SET PROBLEM: Copy every line in which the string "matplotlib" occurs.

[Start RECORDS FOR THE TASK]

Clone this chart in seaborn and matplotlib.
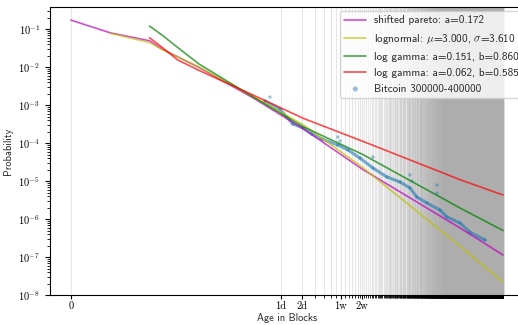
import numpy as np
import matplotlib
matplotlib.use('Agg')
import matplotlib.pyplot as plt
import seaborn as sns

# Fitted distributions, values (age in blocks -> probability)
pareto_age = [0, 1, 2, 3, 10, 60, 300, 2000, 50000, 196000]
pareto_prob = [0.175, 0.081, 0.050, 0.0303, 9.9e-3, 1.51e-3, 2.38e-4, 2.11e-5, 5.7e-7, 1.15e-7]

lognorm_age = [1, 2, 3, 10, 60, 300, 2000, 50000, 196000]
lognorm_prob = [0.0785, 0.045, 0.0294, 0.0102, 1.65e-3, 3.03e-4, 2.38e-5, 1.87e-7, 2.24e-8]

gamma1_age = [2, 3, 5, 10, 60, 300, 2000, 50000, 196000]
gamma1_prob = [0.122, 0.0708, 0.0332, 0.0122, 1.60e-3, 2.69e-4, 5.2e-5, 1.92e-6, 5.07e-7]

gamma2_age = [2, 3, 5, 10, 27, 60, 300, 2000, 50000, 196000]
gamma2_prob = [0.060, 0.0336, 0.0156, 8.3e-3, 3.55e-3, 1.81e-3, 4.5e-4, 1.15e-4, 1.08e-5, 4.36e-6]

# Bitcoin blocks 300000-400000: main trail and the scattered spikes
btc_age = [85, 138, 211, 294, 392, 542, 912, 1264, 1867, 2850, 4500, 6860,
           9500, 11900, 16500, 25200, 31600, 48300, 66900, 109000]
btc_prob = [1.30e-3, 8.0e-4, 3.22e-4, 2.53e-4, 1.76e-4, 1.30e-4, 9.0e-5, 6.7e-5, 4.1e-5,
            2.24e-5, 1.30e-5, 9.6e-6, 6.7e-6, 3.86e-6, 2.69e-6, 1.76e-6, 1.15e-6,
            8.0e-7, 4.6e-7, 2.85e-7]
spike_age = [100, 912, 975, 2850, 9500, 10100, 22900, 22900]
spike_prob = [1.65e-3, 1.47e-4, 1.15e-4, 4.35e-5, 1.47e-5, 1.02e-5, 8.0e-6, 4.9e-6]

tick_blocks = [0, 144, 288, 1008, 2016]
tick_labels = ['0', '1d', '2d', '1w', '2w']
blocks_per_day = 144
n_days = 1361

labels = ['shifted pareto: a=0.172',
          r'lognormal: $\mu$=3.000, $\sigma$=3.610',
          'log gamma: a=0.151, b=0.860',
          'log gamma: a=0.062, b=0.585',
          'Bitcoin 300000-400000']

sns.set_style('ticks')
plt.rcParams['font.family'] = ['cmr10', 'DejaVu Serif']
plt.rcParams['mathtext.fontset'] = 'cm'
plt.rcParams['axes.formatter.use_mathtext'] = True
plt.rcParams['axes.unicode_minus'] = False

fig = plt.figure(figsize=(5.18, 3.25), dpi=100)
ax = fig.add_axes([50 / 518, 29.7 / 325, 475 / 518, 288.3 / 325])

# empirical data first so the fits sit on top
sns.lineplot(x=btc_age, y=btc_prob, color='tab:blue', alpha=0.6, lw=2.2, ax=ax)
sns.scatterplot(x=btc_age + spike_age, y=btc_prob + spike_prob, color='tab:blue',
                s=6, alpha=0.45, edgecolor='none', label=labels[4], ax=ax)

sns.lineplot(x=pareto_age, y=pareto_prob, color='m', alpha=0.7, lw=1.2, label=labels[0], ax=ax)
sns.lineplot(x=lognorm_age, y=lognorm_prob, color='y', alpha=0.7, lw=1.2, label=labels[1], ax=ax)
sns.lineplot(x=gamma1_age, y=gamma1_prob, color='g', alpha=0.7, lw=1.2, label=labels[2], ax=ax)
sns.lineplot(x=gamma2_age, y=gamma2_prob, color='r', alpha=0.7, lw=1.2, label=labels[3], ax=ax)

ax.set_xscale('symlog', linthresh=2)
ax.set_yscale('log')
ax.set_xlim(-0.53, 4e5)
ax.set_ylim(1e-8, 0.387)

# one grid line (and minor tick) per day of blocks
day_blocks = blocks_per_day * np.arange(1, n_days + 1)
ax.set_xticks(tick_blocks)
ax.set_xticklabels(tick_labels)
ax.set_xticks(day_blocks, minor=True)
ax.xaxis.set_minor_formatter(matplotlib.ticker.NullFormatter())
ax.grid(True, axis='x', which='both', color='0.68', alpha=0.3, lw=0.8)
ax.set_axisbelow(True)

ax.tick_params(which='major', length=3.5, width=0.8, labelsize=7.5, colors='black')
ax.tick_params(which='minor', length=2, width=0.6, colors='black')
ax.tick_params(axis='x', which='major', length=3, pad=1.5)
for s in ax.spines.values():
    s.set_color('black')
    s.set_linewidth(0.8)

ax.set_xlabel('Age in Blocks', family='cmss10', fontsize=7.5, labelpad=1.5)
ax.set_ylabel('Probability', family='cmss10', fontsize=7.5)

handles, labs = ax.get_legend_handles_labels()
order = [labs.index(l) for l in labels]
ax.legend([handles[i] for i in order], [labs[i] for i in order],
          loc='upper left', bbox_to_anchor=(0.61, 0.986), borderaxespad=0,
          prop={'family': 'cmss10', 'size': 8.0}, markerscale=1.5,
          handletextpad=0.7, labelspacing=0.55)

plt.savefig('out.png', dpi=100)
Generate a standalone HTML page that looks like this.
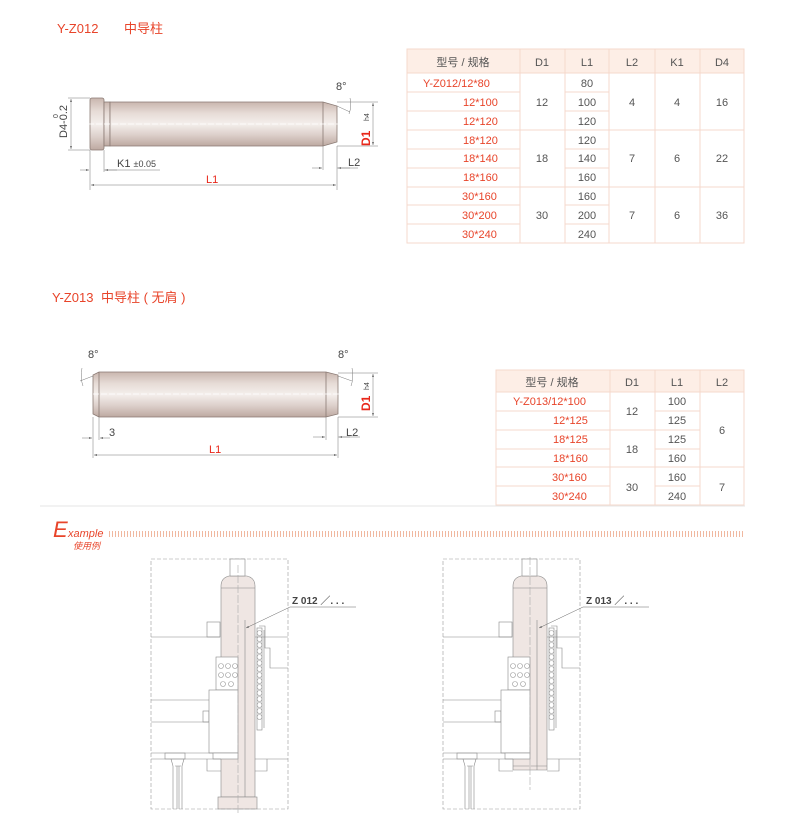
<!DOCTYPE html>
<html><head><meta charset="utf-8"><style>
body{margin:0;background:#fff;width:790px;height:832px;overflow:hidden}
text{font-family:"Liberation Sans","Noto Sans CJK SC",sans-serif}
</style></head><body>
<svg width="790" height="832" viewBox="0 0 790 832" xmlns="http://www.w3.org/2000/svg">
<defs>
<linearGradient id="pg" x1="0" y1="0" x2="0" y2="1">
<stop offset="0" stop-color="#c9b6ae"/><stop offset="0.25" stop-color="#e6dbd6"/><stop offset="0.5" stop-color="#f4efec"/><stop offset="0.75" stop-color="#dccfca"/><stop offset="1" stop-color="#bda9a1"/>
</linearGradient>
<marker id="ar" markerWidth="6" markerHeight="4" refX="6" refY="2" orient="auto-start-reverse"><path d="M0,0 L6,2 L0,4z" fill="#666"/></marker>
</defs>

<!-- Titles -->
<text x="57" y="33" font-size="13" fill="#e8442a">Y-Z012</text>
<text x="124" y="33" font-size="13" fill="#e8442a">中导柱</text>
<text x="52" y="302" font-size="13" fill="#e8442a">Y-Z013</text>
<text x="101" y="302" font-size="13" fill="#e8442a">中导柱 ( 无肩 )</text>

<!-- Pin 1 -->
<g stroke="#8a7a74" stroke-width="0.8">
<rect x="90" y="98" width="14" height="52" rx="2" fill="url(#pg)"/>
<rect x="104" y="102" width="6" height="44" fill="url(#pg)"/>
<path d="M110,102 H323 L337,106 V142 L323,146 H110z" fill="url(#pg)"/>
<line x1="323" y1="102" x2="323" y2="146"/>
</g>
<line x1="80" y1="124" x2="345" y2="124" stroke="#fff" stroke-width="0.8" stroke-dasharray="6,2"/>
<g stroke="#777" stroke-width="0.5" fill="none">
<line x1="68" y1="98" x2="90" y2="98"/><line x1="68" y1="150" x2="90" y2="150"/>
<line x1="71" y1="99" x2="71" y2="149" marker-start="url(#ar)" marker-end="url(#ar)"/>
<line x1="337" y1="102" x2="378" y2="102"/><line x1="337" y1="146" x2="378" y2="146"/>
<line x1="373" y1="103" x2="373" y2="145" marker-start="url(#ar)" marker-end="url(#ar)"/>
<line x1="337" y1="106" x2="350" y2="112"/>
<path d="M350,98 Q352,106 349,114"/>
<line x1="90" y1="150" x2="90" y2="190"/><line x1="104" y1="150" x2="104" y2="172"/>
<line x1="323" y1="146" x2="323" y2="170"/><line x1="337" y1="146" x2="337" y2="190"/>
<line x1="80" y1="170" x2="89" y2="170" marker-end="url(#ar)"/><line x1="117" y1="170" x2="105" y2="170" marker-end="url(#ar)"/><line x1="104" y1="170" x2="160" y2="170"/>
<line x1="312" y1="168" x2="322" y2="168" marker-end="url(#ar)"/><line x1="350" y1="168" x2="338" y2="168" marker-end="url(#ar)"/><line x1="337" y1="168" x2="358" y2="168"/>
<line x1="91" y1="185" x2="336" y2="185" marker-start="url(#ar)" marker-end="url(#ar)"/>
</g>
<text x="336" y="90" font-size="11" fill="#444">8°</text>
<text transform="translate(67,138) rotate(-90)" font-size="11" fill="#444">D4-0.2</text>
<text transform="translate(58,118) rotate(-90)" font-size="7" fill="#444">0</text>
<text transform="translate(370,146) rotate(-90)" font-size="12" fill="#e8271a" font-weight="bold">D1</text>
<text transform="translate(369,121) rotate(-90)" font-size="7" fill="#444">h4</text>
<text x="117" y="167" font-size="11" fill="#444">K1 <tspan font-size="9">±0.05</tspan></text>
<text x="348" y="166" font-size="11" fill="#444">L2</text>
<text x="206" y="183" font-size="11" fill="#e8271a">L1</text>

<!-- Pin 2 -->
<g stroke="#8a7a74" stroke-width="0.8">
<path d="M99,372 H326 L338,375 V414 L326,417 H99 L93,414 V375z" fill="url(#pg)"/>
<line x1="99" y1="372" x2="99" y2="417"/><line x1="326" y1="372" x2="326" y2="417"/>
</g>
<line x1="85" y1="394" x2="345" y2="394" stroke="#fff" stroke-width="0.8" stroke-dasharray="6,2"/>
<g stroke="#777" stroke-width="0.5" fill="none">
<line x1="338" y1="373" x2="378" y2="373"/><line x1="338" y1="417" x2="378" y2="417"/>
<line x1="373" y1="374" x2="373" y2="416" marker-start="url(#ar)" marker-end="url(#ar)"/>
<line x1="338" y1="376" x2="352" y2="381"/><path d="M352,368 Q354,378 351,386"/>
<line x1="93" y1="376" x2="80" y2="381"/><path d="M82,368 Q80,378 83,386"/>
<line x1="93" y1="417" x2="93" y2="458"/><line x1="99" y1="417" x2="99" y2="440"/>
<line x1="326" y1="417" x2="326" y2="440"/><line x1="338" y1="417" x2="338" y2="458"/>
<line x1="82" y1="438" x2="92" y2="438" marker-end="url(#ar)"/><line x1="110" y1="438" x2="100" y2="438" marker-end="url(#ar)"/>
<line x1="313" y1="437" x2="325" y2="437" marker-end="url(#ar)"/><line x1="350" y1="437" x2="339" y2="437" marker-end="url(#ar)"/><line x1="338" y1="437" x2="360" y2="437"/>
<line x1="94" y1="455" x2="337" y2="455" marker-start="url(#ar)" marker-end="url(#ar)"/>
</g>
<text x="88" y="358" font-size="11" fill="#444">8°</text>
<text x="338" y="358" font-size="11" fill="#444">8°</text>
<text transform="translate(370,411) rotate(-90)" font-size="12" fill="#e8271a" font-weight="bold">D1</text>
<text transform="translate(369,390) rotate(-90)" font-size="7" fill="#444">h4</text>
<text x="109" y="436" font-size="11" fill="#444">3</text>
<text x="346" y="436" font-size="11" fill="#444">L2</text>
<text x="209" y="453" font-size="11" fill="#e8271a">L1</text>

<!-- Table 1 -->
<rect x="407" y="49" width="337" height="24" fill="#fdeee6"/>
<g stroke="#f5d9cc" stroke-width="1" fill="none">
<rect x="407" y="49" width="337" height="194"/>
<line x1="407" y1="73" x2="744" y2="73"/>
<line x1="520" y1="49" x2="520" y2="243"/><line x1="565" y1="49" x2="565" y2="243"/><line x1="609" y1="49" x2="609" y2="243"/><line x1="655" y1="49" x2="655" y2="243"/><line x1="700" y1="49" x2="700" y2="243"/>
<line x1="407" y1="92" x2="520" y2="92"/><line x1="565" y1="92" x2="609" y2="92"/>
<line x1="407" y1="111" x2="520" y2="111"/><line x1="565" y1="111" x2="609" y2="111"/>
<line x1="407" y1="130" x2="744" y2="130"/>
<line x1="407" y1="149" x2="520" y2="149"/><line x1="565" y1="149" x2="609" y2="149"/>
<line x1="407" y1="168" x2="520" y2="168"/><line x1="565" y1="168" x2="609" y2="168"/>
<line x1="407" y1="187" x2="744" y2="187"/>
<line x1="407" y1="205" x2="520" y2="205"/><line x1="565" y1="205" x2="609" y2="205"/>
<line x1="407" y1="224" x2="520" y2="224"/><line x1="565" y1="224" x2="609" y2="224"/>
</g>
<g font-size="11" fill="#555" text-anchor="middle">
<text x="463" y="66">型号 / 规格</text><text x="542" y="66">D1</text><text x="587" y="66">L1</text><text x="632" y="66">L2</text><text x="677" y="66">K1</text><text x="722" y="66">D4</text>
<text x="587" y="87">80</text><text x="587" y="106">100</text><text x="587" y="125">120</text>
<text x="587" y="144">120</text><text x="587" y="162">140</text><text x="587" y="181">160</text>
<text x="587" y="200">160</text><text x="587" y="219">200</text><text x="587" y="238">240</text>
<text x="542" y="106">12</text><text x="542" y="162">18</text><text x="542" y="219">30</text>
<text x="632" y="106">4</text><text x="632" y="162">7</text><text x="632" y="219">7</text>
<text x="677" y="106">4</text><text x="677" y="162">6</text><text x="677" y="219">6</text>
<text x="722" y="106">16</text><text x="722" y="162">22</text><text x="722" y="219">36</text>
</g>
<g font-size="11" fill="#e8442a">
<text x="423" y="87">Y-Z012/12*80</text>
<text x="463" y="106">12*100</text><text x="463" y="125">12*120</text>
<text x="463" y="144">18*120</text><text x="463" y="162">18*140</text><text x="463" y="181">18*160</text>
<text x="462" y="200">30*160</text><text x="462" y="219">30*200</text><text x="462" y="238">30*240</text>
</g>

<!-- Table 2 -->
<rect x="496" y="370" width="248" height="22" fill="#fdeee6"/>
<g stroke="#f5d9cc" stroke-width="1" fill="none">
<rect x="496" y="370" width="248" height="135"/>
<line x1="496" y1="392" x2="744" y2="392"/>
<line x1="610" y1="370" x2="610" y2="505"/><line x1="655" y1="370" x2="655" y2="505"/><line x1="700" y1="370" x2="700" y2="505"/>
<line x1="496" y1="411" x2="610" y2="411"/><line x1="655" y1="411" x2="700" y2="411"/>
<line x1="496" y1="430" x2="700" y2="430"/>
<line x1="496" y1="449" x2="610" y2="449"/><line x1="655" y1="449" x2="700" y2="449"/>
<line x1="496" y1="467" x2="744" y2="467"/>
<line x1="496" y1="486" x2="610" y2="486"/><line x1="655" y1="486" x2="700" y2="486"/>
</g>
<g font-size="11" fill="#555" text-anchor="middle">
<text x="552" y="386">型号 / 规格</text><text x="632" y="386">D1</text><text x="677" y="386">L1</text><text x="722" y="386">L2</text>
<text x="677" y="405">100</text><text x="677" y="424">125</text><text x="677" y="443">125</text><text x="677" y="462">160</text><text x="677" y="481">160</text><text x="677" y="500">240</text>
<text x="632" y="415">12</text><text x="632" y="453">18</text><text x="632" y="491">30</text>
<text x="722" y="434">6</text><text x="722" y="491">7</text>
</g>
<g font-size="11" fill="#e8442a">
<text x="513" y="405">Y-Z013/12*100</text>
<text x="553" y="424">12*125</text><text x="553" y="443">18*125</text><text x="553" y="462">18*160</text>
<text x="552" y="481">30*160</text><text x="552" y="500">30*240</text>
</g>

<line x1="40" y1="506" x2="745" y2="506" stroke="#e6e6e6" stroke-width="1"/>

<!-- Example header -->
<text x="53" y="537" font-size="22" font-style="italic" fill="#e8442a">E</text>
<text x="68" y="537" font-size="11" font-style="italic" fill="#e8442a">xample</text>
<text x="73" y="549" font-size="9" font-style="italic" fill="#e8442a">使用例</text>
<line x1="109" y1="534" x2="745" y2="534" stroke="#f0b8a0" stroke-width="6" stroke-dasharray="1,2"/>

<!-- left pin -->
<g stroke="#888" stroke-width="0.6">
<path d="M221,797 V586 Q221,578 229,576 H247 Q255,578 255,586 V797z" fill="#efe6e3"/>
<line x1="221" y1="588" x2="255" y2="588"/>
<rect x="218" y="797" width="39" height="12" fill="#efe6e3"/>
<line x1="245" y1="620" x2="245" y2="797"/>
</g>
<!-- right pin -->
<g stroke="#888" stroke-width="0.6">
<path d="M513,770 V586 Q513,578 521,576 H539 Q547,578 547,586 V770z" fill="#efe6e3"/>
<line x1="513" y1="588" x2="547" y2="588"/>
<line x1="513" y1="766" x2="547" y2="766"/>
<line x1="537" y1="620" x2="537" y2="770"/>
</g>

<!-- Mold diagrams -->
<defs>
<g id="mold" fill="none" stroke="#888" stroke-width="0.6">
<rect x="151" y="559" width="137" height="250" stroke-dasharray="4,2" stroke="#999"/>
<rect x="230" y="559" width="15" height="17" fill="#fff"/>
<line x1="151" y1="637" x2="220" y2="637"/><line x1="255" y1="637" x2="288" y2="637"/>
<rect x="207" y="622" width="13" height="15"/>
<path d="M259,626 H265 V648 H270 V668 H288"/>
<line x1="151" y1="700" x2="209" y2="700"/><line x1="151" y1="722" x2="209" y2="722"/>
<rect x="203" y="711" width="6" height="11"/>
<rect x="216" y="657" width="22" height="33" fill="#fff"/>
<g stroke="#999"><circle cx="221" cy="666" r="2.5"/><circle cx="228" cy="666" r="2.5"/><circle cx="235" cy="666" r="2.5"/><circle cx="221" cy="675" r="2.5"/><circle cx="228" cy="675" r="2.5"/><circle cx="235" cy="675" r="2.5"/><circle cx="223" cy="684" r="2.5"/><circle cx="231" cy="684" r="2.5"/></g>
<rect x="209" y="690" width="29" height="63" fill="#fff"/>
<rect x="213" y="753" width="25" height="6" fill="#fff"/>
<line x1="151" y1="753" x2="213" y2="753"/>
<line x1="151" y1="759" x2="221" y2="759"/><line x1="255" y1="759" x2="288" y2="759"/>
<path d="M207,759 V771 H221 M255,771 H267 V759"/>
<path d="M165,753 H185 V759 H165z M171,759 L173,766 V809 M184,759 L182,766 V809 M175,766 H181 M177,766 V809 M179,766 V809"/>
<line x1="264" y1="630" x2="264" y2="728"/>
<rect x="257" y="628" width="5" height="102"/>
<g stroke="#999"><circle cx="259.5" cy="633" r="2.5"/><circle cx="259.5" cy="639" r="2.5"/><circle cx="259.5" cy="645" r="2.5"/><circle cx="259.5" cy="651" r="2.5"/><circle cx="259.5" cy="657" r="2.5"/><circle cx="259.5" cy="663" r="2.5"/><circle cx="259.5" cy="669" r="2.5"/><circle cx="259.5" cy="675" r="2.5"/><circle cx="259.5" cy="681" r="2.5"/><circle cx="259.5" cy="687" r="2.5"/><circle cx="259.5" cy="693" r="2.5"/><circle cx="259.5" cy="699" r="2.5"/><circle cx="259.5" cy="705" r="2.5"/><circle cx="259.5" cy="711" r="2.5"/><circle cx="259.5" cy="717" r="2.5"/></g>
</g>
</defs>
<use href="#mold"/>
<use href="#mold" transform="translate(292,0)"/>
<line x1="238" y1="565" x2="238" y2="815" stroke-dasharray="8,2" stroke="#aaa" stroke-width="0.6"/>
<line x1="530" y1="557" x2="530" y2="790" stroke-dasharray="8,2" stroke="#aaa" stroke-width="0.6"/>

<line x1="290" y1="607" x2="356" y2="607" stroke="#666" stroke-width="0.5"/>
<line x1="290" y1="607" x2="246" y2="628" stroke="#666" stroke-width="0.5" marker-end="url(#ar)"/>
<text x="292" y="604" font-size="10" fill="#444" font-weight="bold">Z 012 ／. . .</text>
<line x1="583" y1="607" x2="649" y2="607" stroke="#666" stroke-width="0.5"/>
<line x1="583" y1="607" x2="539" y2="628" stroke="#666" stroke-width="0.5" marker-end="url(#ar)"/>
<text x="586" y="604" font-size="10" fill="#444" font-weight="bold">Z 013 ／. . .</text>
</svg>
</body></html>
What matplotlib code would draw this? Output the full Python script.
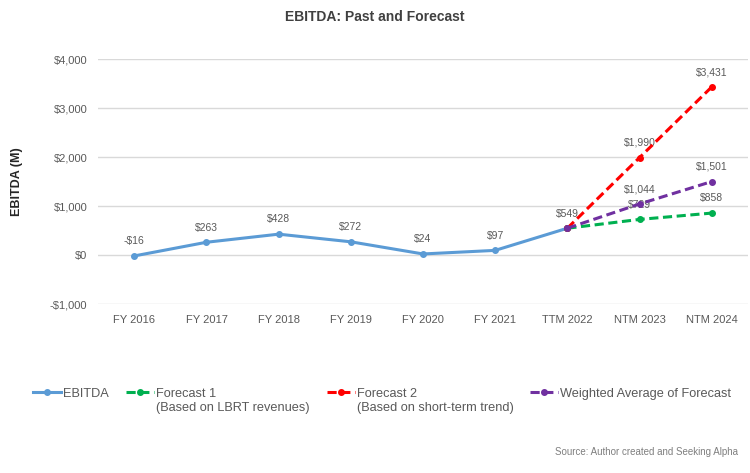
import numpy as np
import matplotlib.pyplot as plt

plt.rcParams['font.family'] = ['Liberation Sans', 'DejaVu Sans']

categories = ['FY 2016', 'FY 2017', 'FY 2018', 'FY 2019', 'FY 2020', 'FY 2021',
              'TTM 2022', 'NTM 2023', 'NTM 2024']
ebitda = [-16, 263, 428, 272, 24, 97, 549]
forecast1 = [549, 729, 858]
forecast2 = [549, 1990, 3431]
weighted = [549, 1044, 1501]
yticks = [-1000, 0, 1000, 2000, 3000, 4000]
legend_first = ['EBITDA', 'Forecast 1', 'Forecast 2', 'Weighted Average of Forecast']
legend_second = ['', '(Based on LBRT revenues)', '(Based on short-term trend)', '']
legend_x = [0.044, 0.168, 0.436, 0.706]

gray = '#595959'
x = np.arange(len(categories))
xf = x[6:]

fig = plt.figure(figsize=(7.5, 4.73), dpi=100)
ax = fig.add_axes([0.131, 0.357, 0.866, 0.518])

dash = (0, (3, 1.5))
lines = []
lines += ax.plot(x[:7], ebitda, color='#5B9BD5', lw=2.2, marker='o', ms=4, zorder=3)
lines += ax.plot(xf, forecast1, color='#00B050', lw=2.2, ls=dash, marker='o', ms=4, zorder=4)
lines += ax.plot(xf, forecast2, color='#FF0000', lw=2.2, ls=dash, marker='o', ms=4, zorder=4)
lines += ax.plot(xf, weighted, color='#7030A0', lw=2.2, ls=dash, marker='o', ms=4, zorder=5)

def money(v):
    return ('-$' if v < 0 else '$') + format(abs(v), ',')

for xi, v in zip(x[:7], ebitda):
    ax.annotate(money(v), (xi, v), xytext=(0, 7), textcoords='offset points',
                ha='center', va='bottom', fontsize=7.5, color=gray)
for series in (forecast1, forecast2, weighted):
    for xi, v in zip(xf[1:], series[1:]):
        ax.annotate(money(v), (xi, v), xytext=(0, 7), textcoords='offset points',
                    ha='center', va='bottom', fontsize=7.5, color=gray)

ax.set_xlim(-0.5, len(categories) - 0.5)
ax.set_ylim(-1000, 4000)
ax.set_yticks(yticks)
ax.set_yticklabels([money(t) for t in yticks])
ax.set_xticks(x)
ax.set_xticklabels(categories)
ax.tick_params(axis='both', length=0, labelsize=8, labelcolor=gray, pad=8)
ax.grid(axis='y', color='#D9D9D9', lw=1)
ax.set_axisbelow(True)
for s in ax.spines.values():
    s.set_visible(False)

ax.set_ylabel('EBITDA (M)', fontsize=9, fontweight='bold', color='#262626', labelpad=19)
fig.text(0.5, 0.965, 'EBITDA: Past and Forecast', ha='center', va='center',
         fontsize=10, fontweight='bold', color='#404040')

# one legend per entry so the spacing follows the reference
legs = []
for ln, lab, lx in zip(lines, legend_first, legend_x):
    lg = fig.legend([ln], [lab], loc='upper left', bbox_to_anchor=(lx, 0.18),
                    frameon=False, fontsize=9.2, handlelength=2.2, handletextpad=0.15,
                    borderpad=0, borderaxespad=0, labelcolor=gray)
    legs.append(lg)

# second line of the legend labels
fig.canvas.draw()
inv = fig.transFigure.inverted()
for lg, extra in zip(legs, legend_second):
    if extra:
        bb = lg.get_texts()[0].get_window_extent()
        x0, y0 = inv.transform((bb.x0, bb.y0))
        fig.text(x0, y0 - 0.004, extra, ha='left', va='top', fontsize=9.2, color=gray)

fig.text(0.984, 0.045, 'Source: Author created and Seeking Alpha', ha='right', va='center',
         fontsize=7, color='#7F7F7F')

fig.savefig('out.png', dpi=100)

[End RECORDS FOR THE TASK]

RESULT:
Clone this chart in seaborn and matplotlib.
import matplotlib
matplotlib.use('Agg')
import matplotlib.pyplot as plt
ax.xaxis.set_minor_formatter(matplotlib.ticker.NullFormatter())
What matplotlib code would draw this? Output the full Python script.
import matplotlib.pyplot as plt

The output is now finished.